Violence in the Central African Republic has left between 3,000 and 6,000 people dead, according to the UN. As for the war against drug cartels in Mexico, it has left more than 50,000 dead.
"Destroy everything... and eat what’s left"
So although cruel and bloody, this “extreme violence” does not, a priori, constitute mass crimes. But, according to Nicolas Hénin who cites Iraq, it points to a “criminal failing of the State”. In the Central African Republic, according to Enoch Tompte-Tom, violence has been infiltrating through all the pores of its borders since the fall of Bokassa in 1979. And this has escalated with the fighting between Seleka and Anti-Balaka and the “flaunting of violence”. “Before, killing with machetes was OK, even if you couldn’t say it was good,” he says. “But they have started to cut the bodies up, to burn them, to eat them. To reduce the other to nothing. The spirit, the body, destroy everything…and eat what is left.” Cruelty that is perhaps seen as “necessary” to state your difference with the other when it is your neighbour that becomes your enemy.
The absence of rule of law makes us think also of the Mexican territories controlled by cartels and armed groups. “If there is something that competes with the rule of law, it’s cronyism,” says sociologist Jean Rivelois. Before Mexico, under pressure from the US, declared war on the drug cartels, the drug traffickers paid an informal tax to the authorities. A system he says helped pacify social relations. But now he says this “corrupt form of law” has gone out of the window, and in its place there is war and opportunistic agreements between the cartels, with border towns like Tijuana. “In Mexico today, either one is corrupt or one supports state violence, so one way or the other, this is not the rule of law,” he says.

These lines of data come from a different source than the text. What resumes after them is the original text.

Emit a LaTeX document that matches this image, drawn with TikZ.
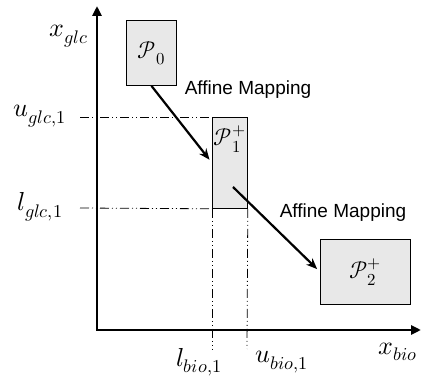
\documentclass[tikz,border=0pt]{standalone}
\usepackage{fontspec}
\usepackage{unicode-math}
\setsansfont{Liberation Sans}
\setmathfont{Latin Modern Math}
\usetikzlibrary{arrows.meta}

\begin{document}
\begin{tikzpicture}[x=1pt, y=-1pt,
  region/.style={draw, fill=gray!18, line width=0.8pt, inner sep=0pt, anchor=north west,
    font=\fontsize{24}{28}\selectfont},
  axis/.style={line width=2.6pt, {Triangle[length=10pt,width=9pt]}-{Triangle[length=10pt,width=9pt]}},
  bound/.style={line width=0.8pt, dash pattern=on 9pt off 3pt on 1pt off 3pt on 1pt off 3pt},
  map/.style={line width=2.2pt, -{Stealth[length=11pt,width=9pt]}},
  lbl/.style={font=\fontsize{26}{30}\selectfont, inner sep=0pt},
  txt/.style={font=\sffamily\fontsize{19}{22}\selectfont, inner sep=0pt}
]
\useasboundingbox (0,0) rectangle (421,382);

% axes
\coordinate (o) at (97,330);
\coordinate (ytop) at (97,6);
\coordinate (xend) at (421,330);
\draw[axis] (ytop) -- (o) -- (xend);
\node[lbl] (xglc) at (69,36) {$x_{glc}$};
\node[lbl, anchor=west] (xbio) at (378,352) {$x_{bio}$};

% polytopes
\node[region, minimum width=50pt, minimum height=65pt] (p0) at (126,20) {$\mathcal{P}_0$};
\node[region, minimum width=35pt, minimum height=91pt] (p1) at (212,117) {};
\node[font=\fontsize{24}{28}\selectfont, inner sep=0pt] at ([yshift=-22pt]p1.north) {$\mathcal{P}_1^+$};
\node[region, minimum width=90pt, minimum height=65pt] (p2) at (320,239) {$\mathcal{P}_2^+$};

% bounds of P1
\node[lbl] (uglc) at (40,116) {$u_{glc,1}$};
\node[lbl] (lglc) at (40,207) {$l_{glc,1}$};
\node[lbl] (lbio) at (199,362) {$l_{bio,1}$};
\node[lbl] (ubio) at (282,362) {$u_{bio,1}$};
\coordinate (ustart) at (80,117);
\coordinate (lstart) at (80,208);
\coordinate (lend) at (212,349);
\coordinate (uend) at (247,349);
\draw[bound] (ustart) -- (p1.north west);
\draw[bound] (lstart) -- (p1.south west);
\draw[bound] (p1.south west) -- (lend);
\draw[bound] (p1.south east) -- (uend);

% mappings
\draw[map, shorten >=4pt] (p0.south) -- (p1.west);
\coordinate (m2) at (233,187);
\draw[map, shorten >=4pt] (m2) -- (p2.west);
\node[txt] (aff1) at (248,90) {Affine Mapping};
\node[txt] (aff2) at (343,213) {Affine Mapping};
\end{tikzpicture}
\end{document}
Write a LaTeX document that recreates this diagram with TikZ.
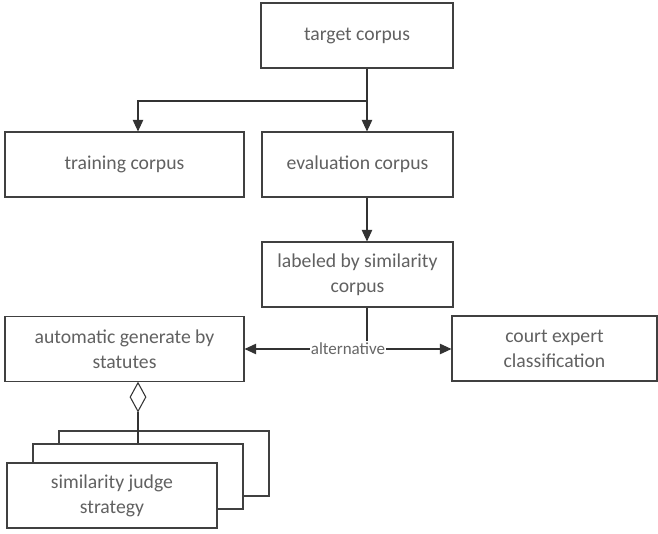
\documentclass[tikz,border=0pt]{standalone}
\usepackage{fontspec}
\setmainfont{Carlito}
\usetikzlibrary{arrows.meta}
\usetikzlibrary{shapes.geometric}

\begin{document}
\begin{tikzpicture}[x=0.03cm,y=-0.03cm]
\tikzstyle{box}=[draw=black!75,line width=0.9pt,fill=white,rectangle,align=center,text=black!62,font=\fontsize{16.8}{21.5}\selectfont,inner sep=0pt,minimum height=1.95cm]
\tikzstyle{arr}=[draw=black!80,line width=0.9pt,-{Triangle[length=10pt,width=9pt]}]
\useasboundingbox (0,0) rectangle (658,534);

\node (target) at (357,35.5) [box,minimum width=5.76cm] {target corpus};
\node (train) at (124.5,164.5) [box,minimum width=7.17cm] {training corpus};
\node (eval) at (357.5,164.5) [box,minimum width=5.73cm] {evaluation corpus};
\node (lab) at (357.5,274.5) [box,minimum width=5.73cm] {labeled by similarity\\corpus};
\node (auto) at (124.5,349) [box,minimum width=7.17cm] {automatic generate by\\statutes};
\node (court) at (554.5,348.5) [box,minimum width=6.15cm] {court expert\\classification};

% stacked strategies
\node (back) at (164,463.5) [box,minimum width=6.3cm] {};
\node (mid) at (138,476.5) [box,minimum width=6.3cm] {};
\node (front) at (112,495.5) [box,minimum width=6.3cm] {similarity judge\\strategy};

\coordinate (split) at (367,101);
\coordinate (tj) at (138,101);
\draw[arr] (target.south -| split) -- (eval.north -| split);
\draw[arr] (split) -- (tj) -- (tj |- train.north);
\draw[arr] (eval.south -| split) -- (lab.north -| split);

\draw[draw=black!80,line width=0.9pt,{Triangle[length=10pt,width=9pt]}-{Triangle[length=10pt,width=9pt]}] (auto.east) -- (court.west |- auto.east) node [pos=0.5,fill=white,inner sep=1pt,text=black!60,font=\fontsize{14.5}{16}\selectfont](alt) {alternative};
\draw[draw=black!80,line width=0.9pt] (lab.south -| split) -- (alt.north -| split);

\node (agg) [draw=black!80,line width=0.9pt,fill=white,diamond,inner sep=0pt,minimum width=0.48cm,minimum height=0.87cm,anchor=north] at (auto.south -| tj) {};
\draw[draw=black!80,line width=0.9pt] (agg.south) -- (mid.north -| agg.south);

\end{tikzpicture}
\end{document}
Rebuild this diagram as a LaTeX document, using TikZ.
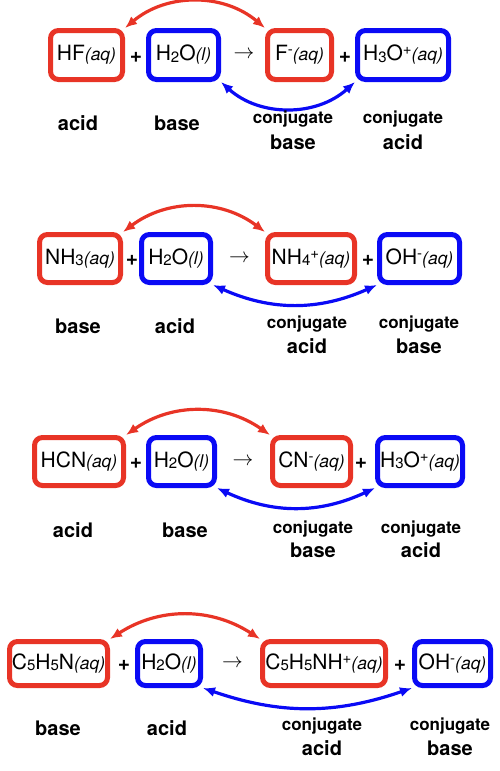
\documentclass[tikz,border=0pt]{standalone}
\usepackage{fontspec}
\setmainfont{TeX Gyre Heros}
\usetikzlibrary{arrows.meta}
\definecolor{cred}{RGB}{232,52,38}
\definecolor{cblue}{RGB}{10,10,245}
\newcommand{\sbs}[1]{\raisebox{-1.5pt}{\fontsize{15}{15}\selectfont #1}}
\newcommand{\sps}[1]{\raisebox{6pt}{\fontsize{15}{15}\selectfont #1}}
\newcommand{\st}[1]{{\fontsize{17.5}{17.5}\selectfont\itshape #1}}
\tikzset{
  chembox/.style={draw, line width=5pt, rounded corners=8pt, inner sep=0pt,
    text height=15pt, text depth=4pt, font=\fontsize{21}{21}\selectfont},
  redbox/.style={chembox, draw=cred},
  bluebox/.style={chembox, draw=cblue},
  sym/.style={inner sep=0pt, font=\fontsize{21}{21}\selectfont},
  plus/.style={inner sep=0pt, font=\fontsize{21}{21}\selectfont\bfseries},
  lab/.style={anchor=base, inner sep=0pt, font=\fontsize{20}{20}\selectfont\bfseries},
  conj/.style={anchor=base, inner sep=0pt, font=\fontsize{17}{17}\selectfont\bfseries},
  redarr/.style={draw=cred, line width=3.2pt, {Latex[length=12pt,width=10pt]}-{Latex[length=12pt,width=10pt]}},
  bluearr/.style={draw=cblue, line width=3.2pt, {Latex[length=12pt,width=10pt]}-{Latex[length=12pt,width=10pt]}}
}
\begin{document}
\begin{tikzpicture}[x=1pt,y=-1pt]
\useasboundingbox (0,0) rectangle (500,771);
% ---------- Row 1 ----------
\node[redbox, minimum width=72pt, minimum height=49pt] (r1a) at (86.5,55) {HF\st{(aq)}};
\node[plus] (r1p1) at (136,57) {+};
\node[bluebox, minimum width=70pt, minimum height=49pt] (r1b) at (183.5,55) {H\sbs{2}O\st{(l)}};
\node[sym] (r1r) at (244,55) {$\rightarrow$};
\node[redbox, minimum width=64pt, minimum height=49pt] (r1c) at (299.5,55) {F\sps{-}\st{(aq)}};
\node[plus] (r1p2) at (345,57) {+};
\node[bluebox, minimum width=91pt, minimum height=49pt] (r1d) at (403,55) {H\sbs{3}O\sps{+}\st{(aq)}};
\draw[redarr] (r1a.north east) to[bend left=40] (r1c.north west);
\draw[bluearr] (r1b.south east) to[bend right=42] (r1d.south west);
\node[lab] (r1la) at (78,130) {acid};
\node[lab] (r1lb) at (177,130) {base};
\node[conj] (r1lc) at (293,123) {conjugate};
\node[lab] (r1lc2) at (293,149) {base};
\node[conj] (r1ld) at (403,123) {conjugate};
\node[lab] (r1ld2) at (403,149) {acid};
% ---------- Row 2 ----------
\node[redbox, minimum width=81pt, minimum height=48pt] (r2a) at (80,258.5) {NH\sbs{3}\st{(aq)}};
\node[plus] (r2p1) at (132,260) {+};
\node[bluebox, minimum width=69pt, minimum height=48pt] (r2b) at (176,258.5) {H\sbs{2}O\st{(l)}};
\node[sym] (r2r) at (239.5,258.5) {$\rightarrow$};
\node[redbox, minimum width=87pt, minimum height=48pt] (r2c) at (311,258.5) {NH\sbs{4}\sps{+}\st{(aq)}};
\node[plus] (r2p2) at (368,260) {+};
\node[bluebox, minimum width=80pt, minimum height=48pt] (r2d) at (419.5,258.5) {OH\sps{-}\st{(aq)}};
\draw[redarr] (r2a.north east) to[bend left=37] (r2c.north west);
\draw[bluearr] (r2b.south east) to[bend right=24] (r2d.south west);
\node[lab] (r2la) at (78,333) {base};
\node[lab] (r2lb) at (175,333) {acid};
\node[conj] (r2lc) at (307,328) {conjugate};
\node[lab] (r2lc2) at (307,353) {acid};
\node[conj] (r2ld) at (419,328) {conjugate};
\node[lab] (r2ld2) at (419,353) {base};
% ---------- Row 3 ----------
\node[redbox, minimum width=89pt, minimum height=48pt] (r3a) at (79,461.5) {HCN\st{(aq)}};
\node[plus] (r3p1) at (136,463) {+};
\node[bluebox, minimum width=66pt, minimum height=48pt] (r3b) at (181.5,461.5) {H\sbs{2}O\st{(l)}};
\node[sym] (r3r) at (243,461.5) {$\rightarrow$};
\node[redbox, minimum width=78pt, minimum height=48pt] (r3c) at (311.5,461.5) {CN\sps{-}\st{(aq)}};
\node[plus] (r3p2) at (361,463) {+};
\node[bluebox, minimum width=85pt, minimum height=48pt] (r3d) at (420,461.5) {H\sbs{3}O\sps{+}\st{(aq)}};
\draw[redarr] (r3a.north east) to[bend left=35] (r3c.north west);
\draw[bluearr] (r3b.south east) to[bend right=25] (r3d.south west);
\node[lab] (r3la) at (73,537) {acid};
\node[lab] (r3lb) at (185,537) {base};
\node[conj] (r3lc) at (313,533) {conjugate};
\node[lab] (r3lc2) at (313,557) {base};
\node[conj] (r3ld) at (421,533) {conjugate};
\node[lab] (r3ld2) at (421,557) {acid};
% ---------- Row 4 ----------
\node[redbox, minimum width=98pt, minimum height=44pt] (r4a) at (58.5,663.5) {C\sbs{5}H\sbs{5}N\st{(aq)}};
\node[plus] (r4p1) at (124,665) {+};
\node[bluebox, minimum width=63pt, minimum height=44pt] (r4b) at (169,663.5) {H\sbs{2}O\st{(l)}};
\node[sym] (r4r) at (232.5,663.5) {$\rightarrow$};
\node[redbox, minimum width=123pt, minimum height=44pt] (r4c) at (324,663.5) {C\sbs{5}H\sbs{5}NH\sps{+}\st{(aq)}};
\node[plus] (r4p2) at (400,665) {+};
\node[bluebox, minimum width=76pt, minimum height=44pt] (r4d) at (452.5,663.5) {OH\sps{-}\st{(aq)}};
\draw[redarr] (r4a.north east) to[bend left=33] (r4c.north west);
\draw[bluearr] (r4b.south east) to[bend right=19] (r4d.south west);
\node[lab] (r4la) at (58,735) {base};
\node[lab] (r4lb) at (167,735) {acid};
\node[conj] (r4lc) at (322,730) {conjugate};
\node[lab] (r4lc2) at (322,755) {acid};
\node[conj] (r4ld) at (450,730) {conjugate};
\node[lab] (r4ld2) at (450,755) {base};
\end{tikzpicture}
\end{document}
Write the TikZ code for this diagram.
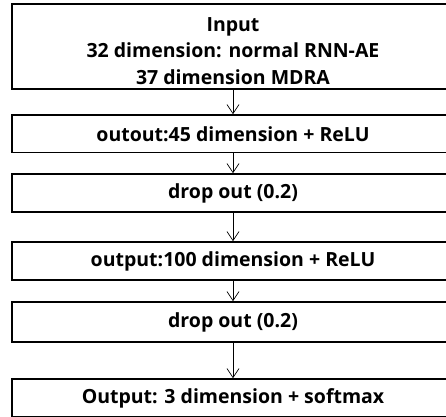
\documentclass[tikz,border=0pt]{standalone}
\usepackage{fontspec}
\setmainfont{Open Sans}
\usetikzlibrary{arrows.meta}
\tikzset{
  layer/.style={draw=black, line width=1.6pt, fill=white, minimum width=442pt, inner sep=0pt, align=center, font=\bfseries\fontsize{19.5}{26.5}\selectfont},
  flow/.style={draw=black, line width=0.7pt, -{Straight Barb[length=9pt, width=12pt, line width=0.7pt]}}
}
\begin{document}
\begin{tikzpicture}[x=1pt,y=1pt]
\useasboundingbox (0,0) rectangle (446,416);
\node[layer, minimum height=85pt] (b1) at (233,369.5) {\rule{0pt}{23pt}Input\\32 dimension: normal RNN-AE\\37 dimension MDRA};
\node[layer, minimum height=37.5pt] (b2) at (233,282.25) {outout:45 dimension + ReLU};
\node[layer, minimum height=38pt] (b3) at (233,223) {drop out (0.2)};
\node[layer, minimum height=38pt] (b4) at (233,155) {output:100 dimension + ReLU};
\node[layer, minimum height=40pt] (b5) at (233,94) {drop out (0.2)};
\node[layer, minimum height=38pt] (b6) at (233,18) {Output: 3 dimension + softmax};
\draw[flow] (b1.south) -- (b2.north);
\draw[flow] (b2.south) -- (b3.north);
\draw[flow] (b3.south) -- (b4.north);
\draw[flow] (b4.south) -- (b5.north);
\draw[flow] (b5.south) -- (b6.north);
\end{tikzpicture}
\end{document}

Echoing this thought, Olivier Mongin describes a globalized world which makes “the contract more important than the law, generating a world where personal allegiances are in the process of becoming central again”. And responses to this appear weak. Sonia Le Gouriellec, Africa researcher at the French Defence Ministry, says “state building” policies have failed. Or they are inadequate. Philosopher Michel Terestchenko says the “profound vulnerability of democratic societies” makes it react to terrorism with “systematic violations of the law, from torture to drones and electronic surveillance”. “When the rule of law is not respected,” he says, “it is the very spine of our societies that is shaken.”
Rule of law undermined
On the legal level, this “extreme violence” constitutes crimes that definitely fit into known judicial categories, says Xavier Philippe, Professor of Public Law at the University of Aix-Marseille. But he doubts strongly that there is a way to respond through the courts to these types of crimes. “The way to deal with it is not necessarily through the courts,” he says. “We know we cannot try everyone and certainly not straight away. Victims also want reparations, to know the truth about what happened.” So a form of transitional justice, adapted to the context, is necessary, while at the same time being aware of its limits.
The key thing highlighted by this debate seems to be an absence of concerted political strategy to combat this extreme violence. Which seems, according to researchers, to explain the inadequate response of so-called “strong states”. In his summing up, Secretary General of the High Institute for Justice Studies (IHEJ) Antoine Garapon asked what will become of democracies “that cannot be content with a judicial response", since for this they need a political project.